The Penydarren run did not immediately replace horses in the Taff Valley, but its implications proved far‑reaching.

  • Proof of concept: It supplied the first well‑documented instance of a steam locomotive hauling a commercial load on rails. That result emboldened further experiments. Within a decade, John Blenkinsop and Matthew Murray introduced rack‑and‑pinion locomotives on the Middleton Railway near Leeds (1812), William Hedley and colleagues produced “Puffing Billy” and “Wylam Dilly” (1813), and George Stephenson built his first adhesion locomotive, “Blücher,” in 1814.
  • Infrastructure evolution: The failure of cast‑iron plateways under locomotive loads accelerated the shift toward stronger, edge‑rail track and improved metallurgy.
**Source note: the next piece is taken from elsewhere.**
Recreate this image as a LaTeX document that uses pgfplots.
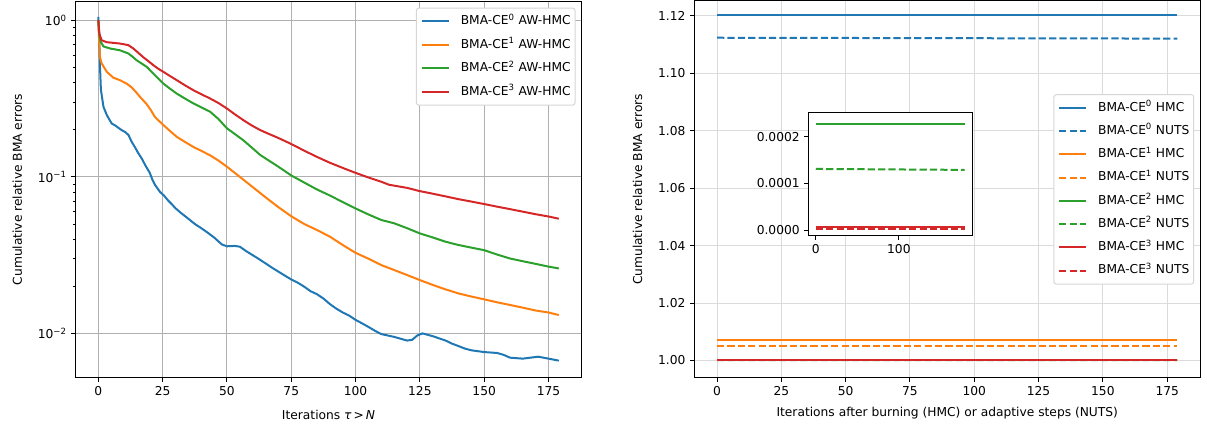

Pioneers such as John Birkinshaw developed rolled wrought‑iron rails (patented 1820), providing the durability needed for sustained locomotive service.
  • Design lineage: Trevithick’s high‑pressure, non‑condensing principle and the use of exhaust steam to stimulate the fire influenced later locomotive practice. While Stephenson and others refined valve gears, multi‑tubular boilers, and suspension, they built upon the core premise that compact, high‑pressure engines could provide reliable rail traction.
  • Railway age: The maturation of both locomotive and track culminated in public railways such as the Stockton and Darlington Railway (opened 27 September 1825) and the Liverpool and Manchester Railway (opened 15 September 1830). These lines institutionalized steam locomotion for freight and passengers alike, transforming industry and urban life across Britain and, eventually, the world.
In Wales, the Penydarren achievement remains a point of regional and national pride. The route from Merthyr Tydfil to Abercynon is commemorated by plaques and, in later years, by replicas of Trevithick’s locomotive constructed to honor the bicentenary of the event. For historians of technology, the 1804 run is a classic case of an experiment that both succeeded and failed: it succeeded in proving that a steam locomotive could do useful work on rails, and it failed in demonstrating immediate economic viability on the plateway then available. That paradox forced engineers to address the whole railway system—power, track, vehicles, and operations—rather than any single component.

In the two centuries since, the simplicity of Trevithick’s vision—strong steam applied to iron wheels on iron rails—has shone through ever more powerful and sophisticated locomotives. His Penydarren locomotive’s journey on 21 February 1804 stands as the moment when the idea of the railway, long gestating in workshops and on horse tramroads, first moved decisively under its own power. As Trevithick’s contemporaries recognized, the day’s result was not merely a local curiosity but a harbinger: “nearly ten miles in four hours” along a Welsh tramroad foreshadowed a century in which rails and steam would knit nations together.